The Test of Design is performed only on controls relevant to specific account balances, transaction classes, and disclosures. The auditor focuses on the documented structure, such as required segregation of duties or mandated authorization limits. This focus is on the framework, rather than its consistent operation across the entire fiscal period.
A successful Test of Design establishes that the control’s framework, if executed perfectly, would mitigate the identified risk. The evidence gathered is qualitative, focusing on process logic and formal policy adherence. This initial assessment dictates whether the control is worth testing further.
Auditors execute the Test of Design using specific procedures, including inquiry, observation, and inspection of documentation. Inquiry involves asking staff how the control is performed, including who performs it and what documentation is retained. Observation entails watching an employee perform the control procedure once to confirm the auditor’s understanding of the stated process.
Inspection requires reviewing documents such as policy manuals, process flowcharts, and organizational charts that formally describe the control environment. The policy manual review often focuses on specific thresholds, such as the $5,000 limit that requires a second managerial signature on a capital expenditure request.
The most critical procedure is the walkthrough, which traces a single, representative transaction from its initiation to its final recording. This tracing confirms the auditor’s understanding of the control process and whether the control’s design is effective at each stage. The successful completion of a walkthrough provides evidence regarding the theoretical effectiveness of the control’s design.

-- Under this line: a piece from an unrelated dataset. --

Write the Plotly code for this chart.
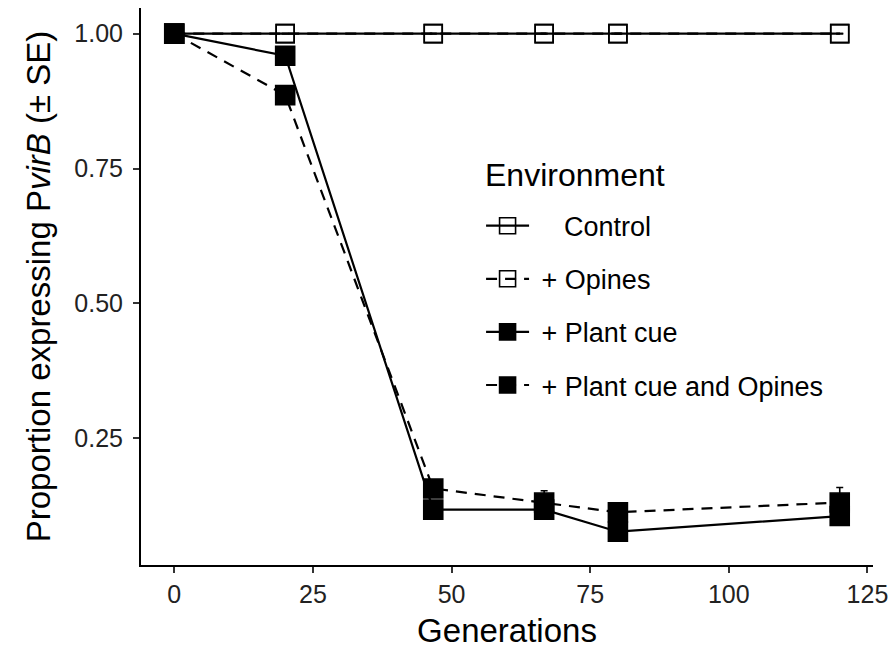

The Test of Design is distinct from the Test of Operating Effectiveness (ToOE). While ToD addresses the theoretical capability of a control, ToOE assesses whether the control functioned consistently and correctly throughout the period under audit. Operating effectiveness determines if the control was applied by appropriate personnel with adequate frequency to prevent or detect misstatements.
The relationship between the two tests is sequential within the audit methodology. A control must first pass the Test of Design before the auditor can test its operating effectiveness. If the design is flawed, testing its operating performance is irrelevant because a poorly designed control cannot reliably mitigate risk.
Evidence requirements differ significantly between the two tests. The Test of Design relies on a single instance confirmed during the walkthrough and policy documentation review. Conversely, the Test of Operating Effectiveness necessitates sampling across the entire period to assure the control operated consistently across the population of transactions.
A failure in the Test of Design has immediate consequences for the overall audit strategy. When a control’s design is ineffective, the auditor cannot place reliance on that control to reduce the risk of material misstatement. This determination prevents the auditor from pursuing the planned reliance approach for the related financial statement assertion.
Consequently, the audit strategy must shift entirely to a substantive approach. This shift requires increasing the nature, timing, and extent of substantive testing procedures. The failure of the control design translates directly to an increase in the necessary audit effort and a higher inherent risk assessment for the affected account balance. This results in more detailed testing on account balances, which is a more time-consuming and costly process than relying on controls.